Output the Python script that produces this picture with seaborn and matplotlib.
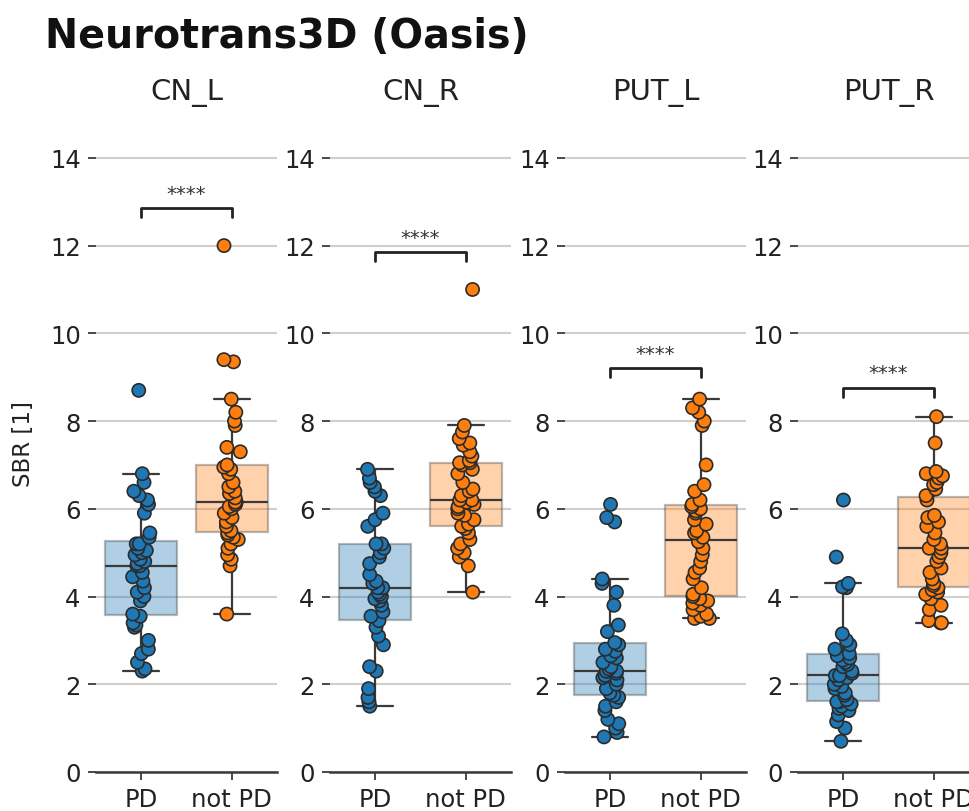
import numpy as np
import pandas as pd
import matplotlib
matplotlib.use("Agg")
import matplotlib.pyplot as plt
import seaborn as sns

# ---------------- data ----------------
regions = ["CN_L", "CN_R", "PUT_L", "PUT_R"]
groups = ["PD", "not PD"]
y_ticks = [0, 2, 4, 6, 8, 10, 12, 14]
sig_labels = ["****", "****", "****", "****"]

cn_l_pd = [2.3, 2.35, 2.5, 2.7, 2.8, 3.0, 3.3, 3.35, 3.4, 3.55,
           3.6, 3.9, 4.0, 4.1, 4.2, 4.35, 4.45, 4.55, 4.7,
           4.7, 4.75, 4.8, 4.85, 4.95, 5.0, 5.05, 5.1, 5.2,
           5.2, 5.35, 5.45, 5.9, 6.1, 6.2, 6.3, 6.4, 6.6, 6.8, 8.7]
cn_l_notpd = [3.6, 4.7, 4.85, 4.95, 5.1, 5.2, 5.3, 5.35, 5.4, 5.45,
              5.5, 5.6, 5.7, 5.8, 5.9, 6.0, 6.05, 6.1, 6.15,
              6.15, 6.25, 6.35, 6.4, 6.5, 6.6, 6.8, 6.9, 6.95,
              7.0, 7.3, 7.4, 7.9, 8.0, 8.2, 8.5, 9.35, 9.4, 12.0]
cn_r_pd = [1.5, 1.6, 1.7, 1.9, 2.3, 2.4, 2.9, 3.1, 3.3, 3.45,
           3.55, 3.65, 3.8, 3.9, 3.95, 4.0, 4.05, 4.1, 4.2,
           4.2, 4.3, 4.35, 4.5, 4.75, 4.9, 5.0, 5.1, 5.2,
           5.2, 5.6, 5.75, 5.9, 6.3, 6.4, 6.5, 6.6, 6.7, 6.9]
cn_r_notpd = [4.1, 4.7, 4.9, 5.0, 5.1, 5.2, 5.3, 5.45, 5.55, 5.6,
              5.65, 5.75, 5.85, 5.9, 6.0, 6.05, 6.1, 6.15, 6.2,
              6.2, 6.3, 6.4, 6.45, 6.6, 6.8, 6.9, 7.0, 7.05,
              7.05, 7.1, 7.2, 7.3, 7.45, 7.5, 7.6, 7.75, 7.9, 11.0]
put_l_pd = [0.8, 0.9, 1.0, 1.1, 1.2, 1.4, 1.5, 1.6, 1.7, 1.75,
            1.8, 1.9, 2.0, 2.1, 2.15, 2.2, 2.25, 2.3, 2.3,
            2.3, 2.35, 2.4, 2.5, 2.6, 2.65, 2.75, 2.8, 2.9,
            2.95, 3.2, 3.35, 3.8, 4.1, 4.3, 4.4, 5.7, 5.8, 6.1]
put_l_notpd = [3.5, 3.5, 3.55, 3.6, 3.7, 3.8, 3.85, 3.9, 3.95, 4.0,
               4.05, 4.2, 4.4, 4.55, 4.65, 4.8, 4.95, 5.1, 5.25,
               5.35, 5.45, 5.5, 5.65, 5.75, 5.9, 5.95, 6.0, 6.05,
               6.1, 6.2, 6.4, 6.55, 7.0, 7.9, 8.0, 8.2, 8.3, 8.5]
put_r_pd = [0.7, 1.0, 1.15, 1.3, 1.4, 1.45, 1.5, 1.55, 1.6, 1.6,
            1.65, 1.75, 1.8, 1.9, 1.95, 2.0, 2.1, 2.15, 2.2,
            2.2, 2.25, 2.3, 2.4, 2.45, 2.5, 2.55, 2.6, 2.65,
            2.7, 2.8, 2.9, 3.0, 3.15, 4.2, 4.22, 4.3, 4.9, 6.2]
put_r_notpd = [3.4, 3.4, 3.45, 3.7, 3.8, 3.95, 4.05, 4.1, 4.15, 4.2,
               4.25, 4.3, 4.4, 4.55, 4.65, 4.8, 4.9, 5.0, 5.1,
               5.1, 5.2, 5.3, 5.45, 5.6, 5.7, 5.8, 5.85, 6.2,
               6.3, 6.45, 6.55, 6.6, 6.7, 6.75, 6.8, 6.85, 7.5, 8.1]

values = {
    "CN_L": (cn_l_pd, cn_l_notpd),
    "CN_R": (cn_r_pd, cn_r_notpd),
    "PUT_L": (put_l_pd, put_l_notpd),
    "PUT_R": (put_r_pd, put_r_notpd),
}

rows = []
for reg in regions:
    for g, vals in zip(groups, values[reg]):
        for v in vals:
            rows.append({"region": reg, "group": g, "SBR": v})
df = pd.DataFrame(rows)

# ---------------- style ----------------
sns.set_style("ticks")
plt.rcParams["font.family"] = ["DejaVu Sans"]
palette = {"PD": "#1f77b4", "not PD": "#ff7f0e"}
dark = "#3a3a3a"

W, H = 970, 812
fig = plt.figure(figsize=(W / 100, H / 100), dpi=100)

ax_left_px = [96, 330, 565, 798]
ax_w_px = 181
ax_top_px, ax_bot_px = 115, 773
bracket_levels = [12.85, 11.85, 9.2, 8.76]

np.random.seed(3)
for i, reg in enumerate(regions):
    ax = fig.add_axes([ax_left_px[i] / W, 1 - ax_bot_px / H,
                       ax_w_px / W, (ax_bot_px - ax_top_px) / H])
    sub = df[df["region"] == reg]
    sns.boxplot(data=sub, x="group", y="SBR", hue="group", order=groups,
                hue_order=groups, palette=palette, saturation=1, width=0.8,
                showfliers=False, linecolor=dark, linewidth=1.6,
                boxprops=dict(alpha=0.35), legend=False, ax=ax, zorder=2)
    sns.stripplot(data=sub, x="group", y="SBR", hue="group", order=groups,
                  hue_order=groups, palette=palette, size=9.5, linewidth=1.2,
                  edgecolor="#2b2b2b", jitter=0.1, legend=False, ax=ax,
                  zorder=3)
    ax.set_xlim(-0.5, 1.5)
    ax.set_ylim(0, 15)
    ax.set_yticks(y_ticks)
    ax.set_yticklabels([str(t) for t in y_ticks])
    ax.yaxis.grid(True, color="#cfcfcf", linewidth=1.5, zorder=0)
    ax.set_axisbelow(True)
    for s in ["top", "right", "left"]:
        ax.spines[s].set_visible(False)
    ax.spines["bottom"].set_color(dark)
    ax.spines["bottom"].set_linewidth(1.8)
    ax.tick_params(axis="both", labelsize=17.5, colors=dark, labelcolor="#222222",
                   length=6, width=1.3, pad=5)
    ax.set_xlabel("")
    if i == 0:
        ax.set_ylabel("SBR [1]", fontsize=16.5, color="#222222", labelpad=11)
    else:
        ax.set_ylabel("")
    ax.set_title(reg, fontsize=21, pad=11, color="#222222")

    # significance bracket
    yb = bracket_levels[i]
    tip = 0.2
    ax.plot([0, 0, 1, 1], [yb - tip, yb, yb, yb - tip], color="#222222",
            linewidth=2.0, clip_on=False, zorder=4)
    ax.text(0.5, yb + 0.12, sig_labels[i], ha="center", va="bottom",
            fontsize=14, color="#333333")

fig.text(45 / W, 1 - 48 / H, "Neurotrans3D (Oasis)", fontsize=28.5,
         fontweight="bold", ha="left", va="baseline", color="#111111")

fig.savefig("out.png", dpi=100)
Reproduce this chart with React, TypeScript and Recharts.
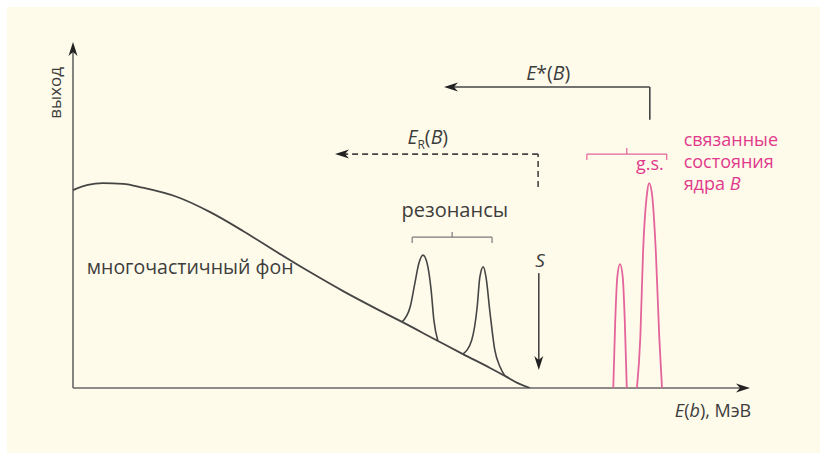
import { ComposedChart, Line, XAxis, YAxis, ReferenceLine, ReferenceDot } from 'recharts';

// many-body background (energy, yield)
const bgEnergy = [0, 0.22, 0.44, 0.74, 1.03, 1.54, 2.02, 2.51, 3.01, 3.5, 3.99, 4.49, 4.86, 5.39, 5.76, 6.16, 6.38, 6.57, 6.75];
const bgYield = [5.72, 5.87, 5.92, 5.9, 5.79, 5.52, 5.09, 4.54, 3.93, 3.35, 2.8, 2.28, 1.91, 1.36, 0.98, 0.58, 0.35, 0.14, 0];

// resonances on top of the background
const res1Energy = [4.86, 4.98, 5.05, 5.11, 5.17, 5.23, 5.29, 5.33, 5.39];
const res1Yield = [1.91, 2.34, 3.03, 3.61, 3.84, 3.61, 2.83, 1.97, 1.36];
const res2Energy = [5.76, 5.89, 5.97, 6.01, 6.06, 6.1, 6.16, 6.23, 6.31, 6.38];
const res2Yield = [0.98, 1.39, 2.34, 3.21, 3.5, 3.21, 2.17, 1.1, 0.6, 0.35];

// bound states of nucleus B
const bound1Energy = [7.98, 8.01, 8.04, 8.08, 8.12, 8.15, 8.18];
const bound1Yield = [0, 1.97, 3.21, 3.58, 3.21, 1.97, 0];
const gsEnergy = [8.33, 8.38, 8.42, 8.48, 8.51, 8.55, 8.61, 8.66, 8.7];
const gsYield = [0, 1.47, 3.9, 5.64, 5.92, 5.64, 3.9, 1.47, 0];

const zip = (xs: number[], ys: number[]) => xs.map((e, i) => ({ e, y: ys[i] }));

const DARK = '#454545';
const TEXT = '#3d3d3d';
const PINK_LINE = '#e4649c';
const PINK_TEXT = '#df3a8c';
const FONT = '"Open Sans", sans-serif';

function Arrow(props: any) {
  const { x1, y1, x2, y2, stroke, dashed, head = true } = props;
  const dx = x2 - x1;
  const dy = y2 - y1;
  const len = Math.sqrt(dx * dx + dy * dy) || 1;
  const ux = dx / len;
  const uy = dy / len;
  const hl = 14;
  const hw = 4.5;
  const bx = x2 - ux * hl;
  const by = y2 - uy * hl;
  const nx = x2 - ux * (hl - 4);
  const ny = y2 - uy * (hl - 4);
  const ex = head ? nx : x2;
  const ey = head ? ny : y2;
  return (
    <g>
      <line x1={x1} y1={y1} x2={ex} y2={ey} stroke={stroke} strokeWidth={1.6} strokeDasharray={dashed ? '6 4' : undefined} />
      {head && (
        <polygon
          points={`${x2},${y2} ${bx - uy * hw},${by + ux * hw} ${nx},${ny} ${bx + uy * hw},${by - ux * hw}`}
          fill="#222"
        />
      )}
    </g>
  );
}

const textAt = (content: any, opts: any = {}) => (p: any) => (
  <text
    x={p.cx}
    y={p.cy}
    fill={opts.fill ?? TEXT}
    fontSize={opts.size ?? 18}
    fontFamily={FONT}
    textAnchor={opts.anchor ?? 'middle'}
    transform={opts.rotate ? `rotate(${opts.rotate} ${p.cx} ${p.cy})` : undefined}
    dominantBaseline={opts.baseline}
  >
    {content}
  </text>
);

const seg = (x1: number, y1: number, x2: number, y2: number) => [{ x: x1, y: y1 }, { x: x2, y: y2 }];

export default function App() {
  return (
    <div style={{ position: 'absolute', left: 0, top: 0, width: 826, height: 458, background: '#ffffff' }}>
      <div style={{ position: 'absolute', left: 7, top: 7, width: 813, height: 446, background: '#fffbea' }} />
      <div style={{ position: 'absolute', left: 0, top: 0 }}>
        <ComposedChart width={826} height={458} margin={{ top: 42, right: 76, bottom: 70, left: 73 }}>
          <XAxis type="number" dataKey="e" domain={[0, 10]} hide allowDataOverflow />
          <YAxis type="number" dataKey="y" domain={[0, 10]} hide allowDataOverflow />

          {/* axes */}
          <ReferenceLine segment={seg(0, 0, 10, 0)} ifOverflow="visible" shape={(p: any) => <Arrow {...p} stroke="#666" />} />
          <ReferenceLine segment={seg(0, 0, 0, 10)} ifOverflow="visible" shape={(p: any) => <Arrow {...p} stroke="#666" />} />

          <Line data={zip(bgEnergy, bgYield)} dataKey="y" type="monotone" dot={false} stroke={DARK} strokeWidth={1.8} isAnimationActive={false} />
          <Line data={zip(res1Energy, res1Yield)} dataKey="y" type="monotone" dot={false} stroke={DARK} strokeWidth={1.6} isAnimationActive={false} />
          <Line data={zip(res2Energy, res2Yield)} dataKey="y" type="monotone" dot={false} stroke={DARK} strokeWidth={1.6} isAnimationActive={false} />
          <Line data={zip(bound1Energy, bound1Yield)} dataKey="y" type="monotone" dot={false} stroke={PINK_LINE} strokeWidth={1.8} isAnimationActive={false} />
          <Line data={zip(gsEnergy, gsYield)} dataKey="y" type="monotone" dot={false} stroke={PINK_LINE} strokeWidth={1.8} isAnimationActive={false} />

          {/* E*(B) arrow */}
          <ReferenceLine segment={seg(8.52, 7.75, 8.52, 8.7)} ifOverflow="visible" shape={(p: any) => <Arrow {...p} stroke={DARK} head={false} />} />
          <ReferenceLine segment={seg(8.52, 8.7, 5.48, 8.7)} ifOverflow="visible" shape={(p: any) => <Arrow {...p} stroke={DARK} />} />
          {/* E_R(B) dashed arrow */}
          <ReferenceLine segment={seg(6.87, 5.81, 6.87, 6.76)} ifOverflow="visible" shape={(p: any) => <Arrow {...p} stroke={DARK} dashed head={false} />} />
          <ReferenceLine segment={seg(6.87, 6.76, 3.87, 6.76)} ifOverflow="visible" shape={(p: any) => <Arrow {...p} stroke={DARK} dashed />} />
          {/* S arrow */}
          <ReferenceLine segment={seg(6.88, 3.32, 6.88, 0.52)} ifOverflow="visible" shape={(p: any) => <Arrow {...p} stroke={DARK} />} />

          {/* resonance bracket */}
          <ReferenceLine segment={seg(5.01, 4.36, 6.19, 4.36)} stroke="#7a7a7a" strokeWidth={1.2} ifOverflow="visible" />
          <ReferenceLine segment={seg(5.01, 4.36, 5.01, 4.19)} stroke="#7a7a7a" strokeWidth={1.2} ifOverflow="visible" />
          <ReferenceLine segment={seg(6.19, 4.36, 6.19, 4.19)} stroke="#7a7a7a" strokeWidth={1.2} ifOverflow="visible" />
          <ReferenceLine segment={seg(5.6, 4.36, 5.6, 4.51)} stroke="#7a7a7a" strokeWidth={1.2} ifOverflow="visible" />
          {/* bound-state bracket */}
          <ReferenceLine segment={seg(7.59, 6.76, 8.77, 6.76)} stroke={PINK_LINE} strokeWidth={1.2} ifOverflow="visible" />
          <ReferenceLine segment={seg(7.59, 6.76, 7.59, 6.59)} stroke={PINK_LINE} strokeWidth={1.2} ifOverflow="visible" />
          <ReferenceLine segment={seg(8.77, 6.76, 8.77, 6.59)} stroke={PINK_LINE} strokeWidth={1.2} ifOverflow="visible" />
          <ReferenceLine segment={seg(8.18, 6.76, 8.18, 6.94)} stroke={PINK_LINE} strokeWidth={1.2} ifOverflow="visible" />

          {/* labels */}
          <ReferenceDot x={-0.27} y={8.53} r={0} ifOverflow="visible" shape={textAt('выход', { rotate: -90, baseline: 'central', size: 17 })} />
          <ReferenceDot
            x={7.02} y={8.9} r={0} ifOverflow="visible"
            shape={textAt(<><tspan fontStyle="italic">E</tspan>*(<tspan fontStyle="italic">B</tspan>)</>, { size: 19.5 })}
          />
          <ReferenceDot
            x={5.24} y={7.05} r={0} ifOverflow="visible"
            shape={textAt(<><tspan fontStyle="italic">E</tspan><tspan fontSize={12} dy={5}>R</tspan><tspan dy={-5}>(</tspan><tspan fontStyle="italic">B</tspan>)</>, { size: 19.5 })}
          />
          <ReferenceDot x={5.64} y={4.94} r={0} ifOverflow="visible" shape={textAt('резонансы', { size: 20 })} />
          <ReferenceDot x={1.73} y={3.29} r={0} ifOverflow="visible" shape={textAt('многочастичный фон', { size: 19.5 })} />
          <ReferenceDot x={6.9} y={3.5} r={0} ifOverflow="visible" shape={textAt(<tspan fontStyle="italic">S</tspan>, { size: 19 })} />
          <ReferenceDot x={8.52} y={6.3} r={0} ifOverflow="visible" shape={textAt('g.s.', { fill: PINK_TEXT })} />
          <ReferenceDot x={9.02} y={6.99} r={0} ifOverflow="visible" shape={textAt('связанные', { fill: PINK_TEXT, anchor: 'start' })} />
          <ReferenceDot x={9.02} y={6.36} r={0} ifOverflow="visible" shape={textAt('состояния', { fill: PINK_TEXT, anchor: 'start' })} />
          <ReferenceDot
            x={9.02} y={5.72} r={0} ifOverflow="visible"
            shape={textAt(<>ядра <tspan fontStyle="italic">B</tspan></>, { fill: PINK_TEXT, anchor: 'start' })}
          />
          <ReferenceDot
            x={8.89} y={-0.84} r={0} ifOverflow="visible"
            shape={textAt(<><tspan fontStyle="italic">E</tspan>(<tspan fontStyle="italic">b</tspan>), МэВ</>, { anchor: 'start' })}
          />
        </ComposedChart>
      </div>
    </div>
  );
}
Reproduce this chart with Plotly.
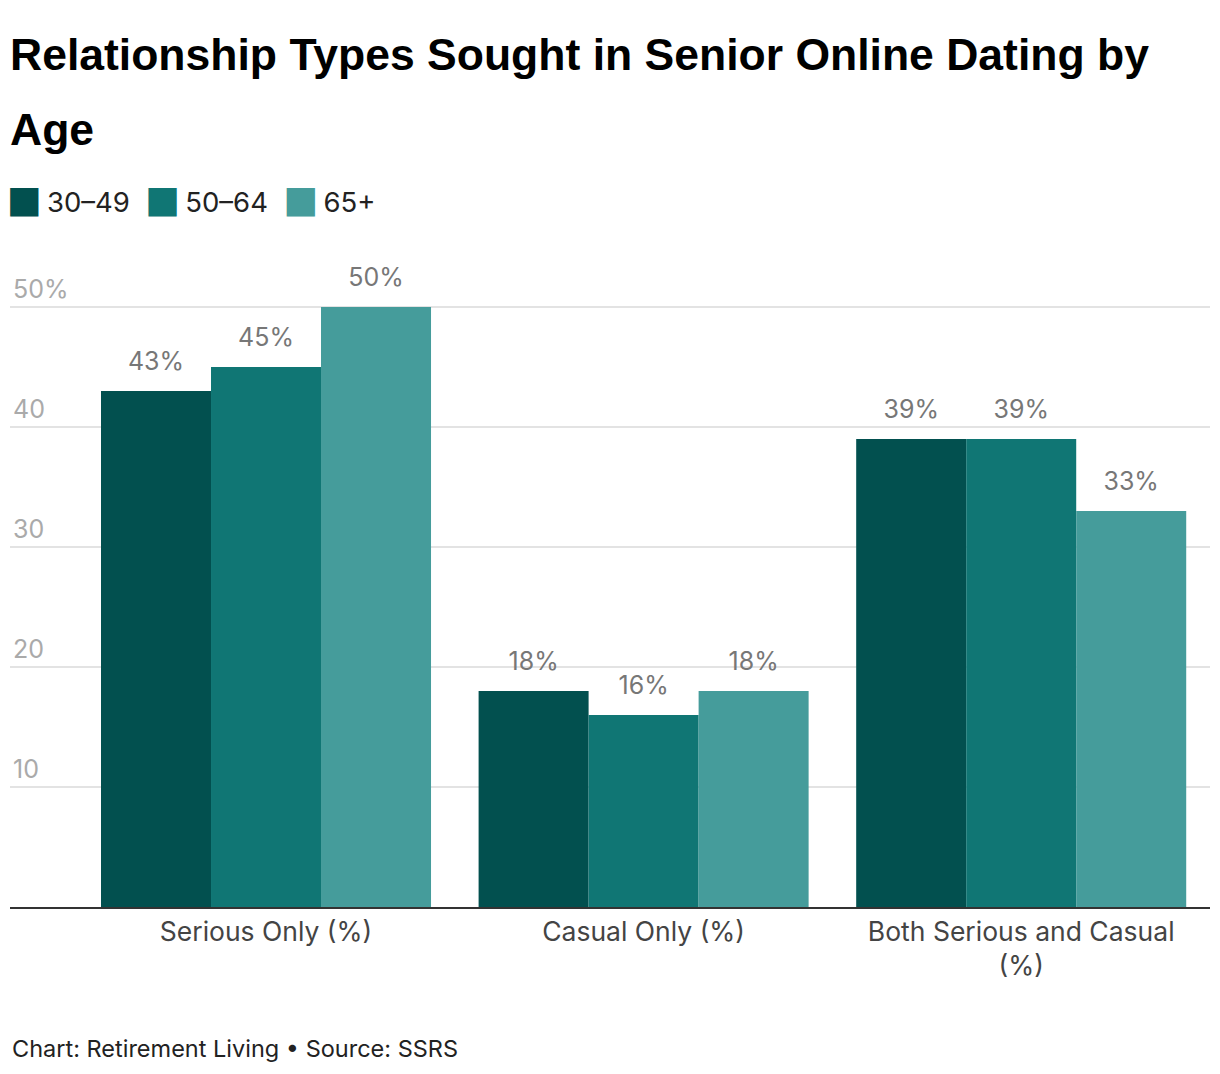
import plotly.graph_objects as go

categories = ["Serious Only (%)", "Casual Only (%)", "Both Serious and Casual<br>(%)"]
series_names = ["30–49", "50–64", "65+"]
series_values = [
    [43, 18, 39],
    [45, 16, 39],
    [50, 18, 33],
]
colors = ["#02504f", "#107674", "#459c9b"]
tick_vals = [10, 20, 30, 40, 50]
tick_text = ["10", "20", "30", "40", "50%"]

W, H = 1220, 1074
ML, MR, MT, MB = 10, 10, 259, 167
plot_w = W - ML - MR
plot_h = H - MT - MB
Y_MAX = 54

def py(px):
    return (H - MB - px) / plot_h

def px_x(px):
    return (px - ML) / plot_w

fig = go.Figure()
for i, (name, vals, col) in enumerate(zip(series_names, series_values, colors)):
    fig.add_trace(go.Bar(
        x=categories, y=vals, name=name, marker=dict(color=col, line=dict(width=0)),
        offsetgroup=str(i), showlegend=False, hoverinfo="skip",
    ))
for i, (name, vals, col) in enumerate(zip(series_names, series_values, colors)):
    fig.add_trace(go.Scatter(
        x=categories, y=vals, name=name, mode="markers+text",
        marker=dict(size=22, color="rgba(0,0,0,0)"),
        text=[f"{v}%" for v in vals], textposition="top center",
        textfont=dict(family="Inter", size=25, color="#777777"),
        offsetgroup=str(i), cliponaxis=False, showlegend=False,
    ))

legend_text = "&nbsp;&nbsp;".join(
    f"<span style='color:{c};font-family:DejaVu Sans;font-size:37px'>■</span>&#8201;{n}"
    for n, c in zip(series_names, colors)
)

fig.update_layout(
    width=W, height=H,
    margin=dict(l=ML, r=MR, t=MT, b=MB),
    paper_bgcolor="white", plot_bgcolor="white",
    barmode="group", bargap=0.126, bargroupgap=0,
    scattermode="group", scattergap=0.126,
    font=dict(family="Inter", size=25, color="#444444"),
    xaxis=dict(
        range=[-0.678, 2.5], showgrid=False, showline=True, linecolor="#333333",
        linewidth=2, ticks="", tickfont=dict(size=26.5, color="#444444"),
    ),
    yaxis=dict(
        range=[0, Y_MAX], tickvals=tick_vals, ticktext=tick_text,
        ticklabelposition="inside top", tickfont=dict(size=25, color="#aaaaaa"),
        showgrid=True, gridcolor="#e3e3e3", gridwidth=1.5, zeroline=False,
        showline=False, ticks="",
    ),
    annotations=[
        dict(text="Relationship Types Sought in Senior Online Dating by", x=px_x(8), y=py(54),
             xref="paper", yref="paper", xanchor="left", yanchor="middle", showarrow=False,
             font=dict(family="Liberation Sans", size=44.5, color="#000000", weight="bold")),
        dict(text="Age", x=px_x(8), y=py(129),
             xref="paper", yref="paper", xanchor="left", yanchor="middle", showarrow=False,
             font=dict(family="Liberation Sans", size=44.5, color="#000000", weight="bold")),
        dict(text=legend_text, x=px_x(5), y=py(200),
             xref="paper", yref="paper", xanchor="left", yanchor="middle", showarrow=False,
             font=dict(family="Inter", size=27.5, color="#222222")),
        dict(text="Chart: Retirement Living • Source: SSRS", x=0, y=py(1048),
             xref="paper", yref="paper", xanchor="left", yanchor="middle", showarrow=False,
             font=dict(family="Inter", size=23.5, color="#222222")),
    ],
)

fig.write_html("out.html")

____________________

* WHAT THE TASK ASKS
Nothing but the lines from the one with "Reproduce this chart with React, TypeScript" through the one with "YAxis, ReferenceLine, ReferenceDot" should be copied, word for word. Pictures are left out.

* RESPONSE TO THE TASK
Reproduce this chart with React, TypeScript and Recharts.
import { ComposedChart, Line, XAxis, YAxis, ReferenceLine, ReferenceDot } from 'recharts';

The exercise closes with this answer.